SET EXERCISE:
Your task is to extract every entry that follows word for word while excluding the pictures.

::: RECORDS :::

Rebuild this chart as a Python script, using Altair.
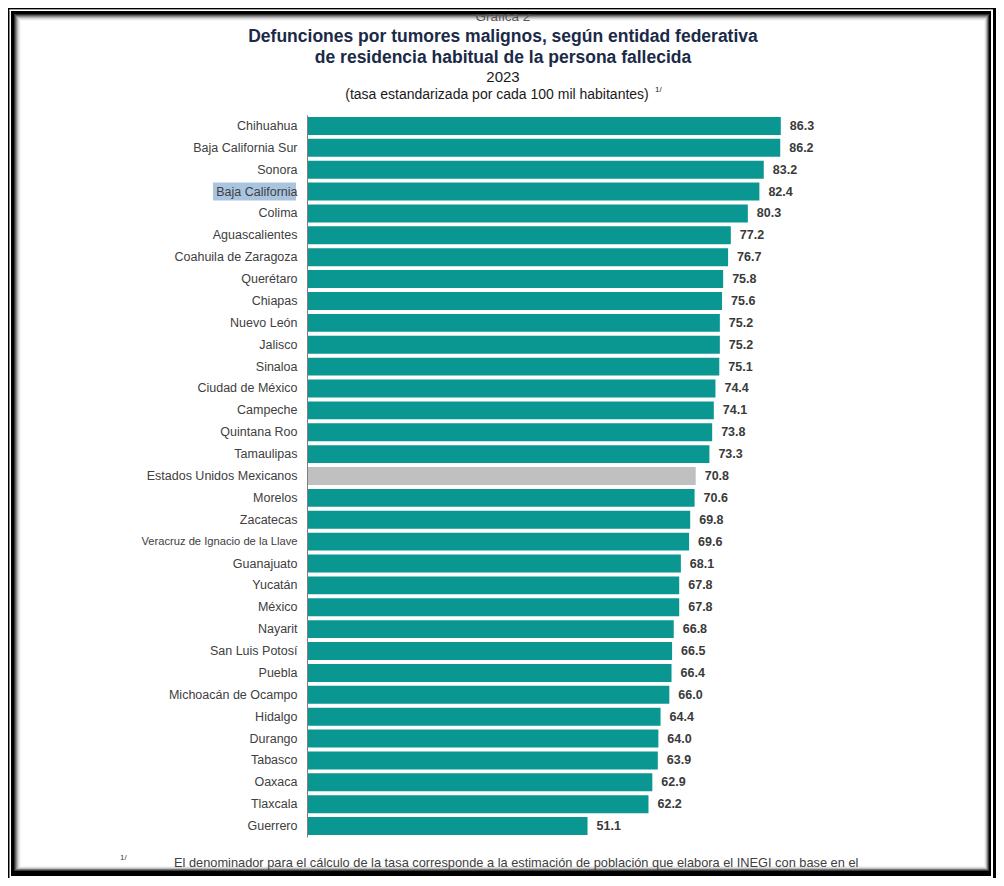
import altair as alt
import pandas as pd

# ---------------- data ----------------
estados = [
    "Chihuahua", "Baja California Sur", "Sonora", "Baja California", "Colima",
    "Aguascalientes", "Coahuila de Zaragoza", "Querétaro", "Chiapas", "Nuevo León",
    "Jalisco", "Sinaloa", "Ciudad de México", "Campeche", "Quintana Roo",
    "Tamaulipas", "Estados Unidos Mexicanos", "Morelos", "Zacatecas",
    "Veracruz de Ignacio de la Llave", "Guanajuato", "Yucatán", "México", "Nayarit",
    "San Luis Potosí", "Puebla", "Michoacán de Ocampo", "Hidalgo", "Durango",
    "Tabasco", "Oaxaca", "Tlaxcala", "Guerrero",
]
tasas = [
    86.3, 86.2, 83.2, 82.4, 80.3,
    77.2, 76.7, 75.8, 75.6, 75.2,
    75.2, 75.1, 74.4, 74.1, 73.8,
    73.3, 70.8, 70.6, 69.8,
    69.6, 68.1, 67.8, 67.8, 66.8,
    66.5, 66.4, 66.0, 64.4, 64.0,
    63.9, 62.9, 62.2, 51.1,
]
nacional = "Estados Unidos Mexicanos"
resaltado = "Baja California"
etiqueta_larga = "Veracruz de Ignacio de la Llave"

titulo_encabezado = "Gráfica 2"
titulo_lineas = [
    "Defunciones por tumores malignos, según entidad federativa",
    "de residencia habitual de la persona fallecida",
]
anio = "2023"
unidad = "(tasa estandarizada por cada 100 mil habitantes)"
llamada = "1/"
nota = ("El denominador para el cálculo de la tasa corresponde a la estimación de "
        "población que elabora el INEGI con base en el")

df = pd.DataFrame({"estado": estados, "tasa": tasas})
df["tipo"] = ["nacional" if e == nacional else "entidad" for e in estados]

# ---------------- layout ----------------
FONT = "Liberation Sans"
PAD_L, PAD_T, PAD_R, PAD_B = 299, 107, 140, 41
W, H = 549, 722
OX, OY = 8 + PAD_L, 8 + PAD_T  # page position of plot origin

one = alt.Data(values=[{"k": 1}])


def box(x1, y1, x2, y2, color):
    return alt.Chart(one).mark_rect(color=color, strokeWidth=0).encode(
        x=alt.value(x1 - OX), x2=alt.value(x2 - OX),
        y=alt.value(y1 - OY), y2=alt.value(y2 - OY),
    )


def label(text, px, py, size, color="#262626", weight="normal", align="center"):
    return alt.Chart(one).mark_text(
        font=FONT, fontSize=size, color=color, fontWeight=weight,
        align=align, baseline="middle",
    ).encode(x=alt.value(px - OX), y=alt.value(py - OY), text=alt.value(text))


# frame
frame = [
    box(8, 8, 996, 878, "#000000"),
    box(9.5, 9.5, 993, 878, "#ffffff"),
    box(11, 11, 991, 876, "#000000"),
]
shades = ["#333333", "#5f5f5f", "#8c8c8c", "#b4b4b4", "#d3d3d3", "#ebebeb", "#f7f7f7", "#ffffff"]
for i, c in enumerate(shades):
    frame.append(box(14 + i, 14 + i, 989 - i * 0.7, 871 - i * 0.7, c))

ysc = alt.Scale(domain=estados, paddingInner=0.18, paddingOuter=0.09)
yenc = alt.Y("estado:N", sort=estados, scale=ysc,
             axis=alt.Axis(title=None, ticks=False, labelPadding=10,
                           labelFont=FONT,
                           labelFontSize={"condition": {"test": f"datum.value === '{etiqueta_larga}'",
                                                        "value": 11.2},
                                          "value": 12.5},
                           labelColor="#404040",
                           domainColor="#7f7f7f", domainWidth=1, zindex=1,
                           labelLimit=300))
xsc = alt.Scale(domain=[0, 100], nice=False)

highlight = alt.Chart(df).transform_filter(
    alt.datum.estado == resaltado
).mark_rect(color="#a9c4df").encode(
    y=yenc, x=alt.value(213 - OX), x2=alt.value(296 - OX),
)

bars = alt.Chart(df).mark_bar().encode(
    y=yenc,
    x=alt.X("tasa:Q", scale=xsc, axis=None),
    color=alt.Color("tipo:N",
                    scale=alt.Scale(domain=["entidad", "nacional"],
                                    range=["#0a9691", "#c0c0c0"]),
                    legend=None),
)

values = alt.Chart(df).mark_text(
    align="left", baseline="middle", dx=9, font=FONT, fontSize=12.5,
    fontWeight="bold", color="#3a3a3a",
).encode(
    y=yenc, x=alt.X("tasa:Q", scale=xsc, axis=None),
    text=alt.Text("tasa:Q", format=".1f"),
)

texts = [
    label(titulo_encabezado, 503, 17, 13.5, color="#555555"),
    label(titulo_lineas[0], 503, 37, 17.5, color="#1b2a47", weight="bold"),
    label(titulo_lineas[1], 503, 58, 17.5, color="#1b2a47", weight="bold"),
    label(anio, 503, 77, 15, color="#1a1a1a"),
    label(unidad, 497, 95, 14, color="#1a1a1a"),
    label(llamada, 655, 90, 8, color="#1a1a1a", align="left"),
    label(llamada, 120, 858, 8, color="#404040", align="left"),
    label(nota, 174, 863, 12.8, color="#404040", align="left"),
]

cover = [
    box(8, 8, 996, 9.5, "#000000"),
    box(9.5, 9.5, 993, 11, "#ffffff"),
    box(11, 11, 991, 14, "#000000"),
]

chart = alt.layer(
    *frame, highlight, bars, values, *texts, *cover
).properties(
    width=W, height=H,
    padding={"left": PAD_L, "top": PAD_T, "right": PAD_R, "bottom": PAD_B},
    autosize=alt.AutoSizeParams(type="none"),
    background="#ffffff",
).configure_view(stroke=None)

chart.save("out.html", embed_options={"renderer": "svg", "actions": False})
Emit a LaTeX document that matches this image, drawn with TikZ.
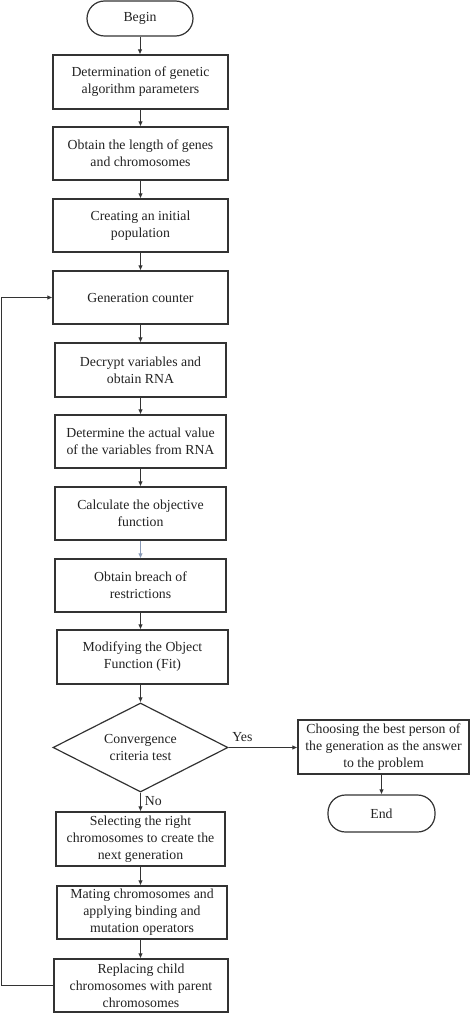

:::

EXERCISE SOLUTION:
Rebuild this chart as a Python script, using Altair.
import altair as alt
import pandas as pd

# ---------------- data ----------------
estados = [
    "Chihuahua", "Baja California Sur", "Sonora", "Baja California", "Colima",
    "Aguascalientes", "Coahuila de Zaragoza", "Querétaro", "Chiapas", "Nuevo León",
    "Jalisco", "Sinaloa", "Ciudad de México", "Campeche", "Quintana Roo",
    "Tamaulipas", "Estados Unidos Mexicanos", "Morelos", "Zacatecas",
    "Veracruz de Ignacio de la Llave", "Guanajuato", "Yucatán", "México", "Nayarit",
    "San Luis Potosí", "Puebla", "Michoacán de Ocampo", "Hidalgo", "Durango",
    "Tabasco", "Oaxaca", "Tlaxcala", "Guerrero",
]
tasas = [
    86.3, 86.2, 83.2, 82.4, 80.3,
    77.2, 76.7, 75.8, 75.6, 75.2,
    75.2, 75.1, 74.4, 74.1, 73.8,
    73.3, 70.8, 70.6, 69.8,
    69.6, 68.1, 67.8, 67.8, 66.8,
    66.5, 66.4, 66.0, 64.4, 64.0,
    63.9, 62.9, 62.2, 51.1,
]
nacional = "Estados Unidos Mexicanos"
resaltado = "Baja California"
etiqueta_larga = "Veracruz de Ignacio de la Llave"

titulo_encabezado = "Gráfica 2"
titulo_lineas = [
    "Defunciones por tumores malignos, según entidad federativa",
    "de residencia habitual de la persona fallecida",
]
anio = "2023"
unidad = "(tasa estandarizada por cada 100 mil habitantes)"
llamada = "1/"
nota = ("El denominador para el cálculo de la tasa corresponde a la estimación de "
        "población que elabora el INEGI con base en el")

df = pd.DataFrame({"estado": estados, "tasa": tasas})
df["tipo"] = ["nacional" if e == nacional else "entidad" for e in estados]

# ---------------- layout ----------------
FONT = "Liberation Sans"
PAD_L, PAD_T, PAD_R, PAD_B = 299, 107, 140, 41
W, H = 549, 722
OX, OY = 8 + PAD_L, 8 + PAD_T  # page position of plot origin

one = alt.Data(values=[{"k": 1}])


def box(x1, y1, x2, y2, color):
    return alt.Chart(one).mark_rect(color=color, strokeWidth=0).encode(
        x=alt.value(x1 - OX), x2=alt.value(x2 - OX),
        y=alt.value(y1 - OY), y2=alt.value(y2 - OY),
    )


def label(text, px, py, size, color="#262626", weight="normal", align="center"):
    return alt.Chart(one).mark_text(
        font=FONT, fontSize=size, color=color, fontWeight=weight,
        align=align, baseline="middle",
    ).encode(x=alt.value(px - OX), y=alt.value(py - OY), text=alt.value(text))


# frame
frame = [
    box(8, 8, 996, 878, "#000000"),
    box(9.5, 9.5, 993, 878, "#ffffff"),
    box(11, 11, 991, 876, "#000000"),
]
shades = ["#333333", "#5f5f5f", "#8c8c8c", "#b4b4b4", "#d3d3d3", "#ebebeb", "#f7f7f7", "#ffffff"]
for i, c in enumerate(shades):
    frame.append(box(14 + i, 14 + i, 989 - i * 0.7, 871 - i * 0.7, c))

ysc = alt.Scale(domain=estados, paddingInner=0.18, paddingOuter=0.09)
yenc = alt.Y("estado:N", sort=estados, scale=ysc,
             axis=alt.Axis(title=None, ticks=False, labelPadding=10,
                           labelFont=FONT,
                           labelFontSize={"condition": {"test": f"datum.value === '{etiqueta_larga}'",
                                                        "value": 11.2},
                                          "value": 12.5},
                           labelColor="#404040",
                           domainColor="#7f7f7f", domainWidth=1, zindex=1,
                           labelLimit=300))
xsc = alt.Scale(domain=[0, 100], nice=False)

highlight = alt.Chart(df).transform_filter(
    alt.datum.estado == resaltado
).mark_rect(color="#a9c4df").encode(
    y=yenc, x=alt.value(213 - OX), x2=alt.value(296 - OX),
)

bars = alt.Chart(df).mark_bar().encode(
    y=yenc,
    x=alt.X("tasa:Q", scale=xsc, axis=None),
    color=alt.Color("tipo:N",
                    scale=alt.Scale(domain=["entidad", "nacional"],
                                    range=["#0a9691", "#c0c0c0"]),
                    legend=None),
)

values = alt.Chart(df).mark_text(
    align="left", baseline="middle", dx=9, font=FONT, fontSize=12.5,
    fontWeight="bold", color="#3a3a3a",
).encode(
    y=yenc, x=alt.X("tasa:Q", scale=xsc, axis=None),
    text=alt.Text("tasa:Q", format=".1f"),
)

texts = [
    label(titulo_encabezado, 503, 17, 13.5, color="#555555"),
    label(titulo_lineas[0], 503, 37, 17.5, color="#1b2a47", weight="bold"),
    label(titulo_lineas[1], 503, 58, 17.5, color="#1b2a47", weight="bold"),
    label(anio, 503, 77, 15, color="#1a1a1a"),
    label(unidad, 497, 95, 14, color="#1a1a1a"),
    label(llamada, 655, 90, 8, color="#1a1a1a", align="left"),
    label(llamada, 120, 858, 8, color="#404040", align="left"),
    label(nota, 174, 863, 12.8, color="#404040", align="left"),
]

cover = [
    box(8, 8, 996, 9.5, "#000000"),
    box(9.5, 9.5, 993, 11, "#ffffff"),
    box(11, 11, 991, 14, "#000000"),
]

chart = alt.layer(
    *frame, highlight, bars, values, *texts, *cover
).properties(
    width=W, height=H,
    padding={"left": PAD_L, "top": PAD_T, "right": PAD_R, "bottom": PAD_B},
    autosize=alt.AutoSizeParams(type="none"),
    background="#ffffff",
).configure_view(stroke=None)

chart.save("out.html", embed_options={"renderer": "svg", "actions": False})
Emit a LaTeX document that matches this image, drawn with TikZ.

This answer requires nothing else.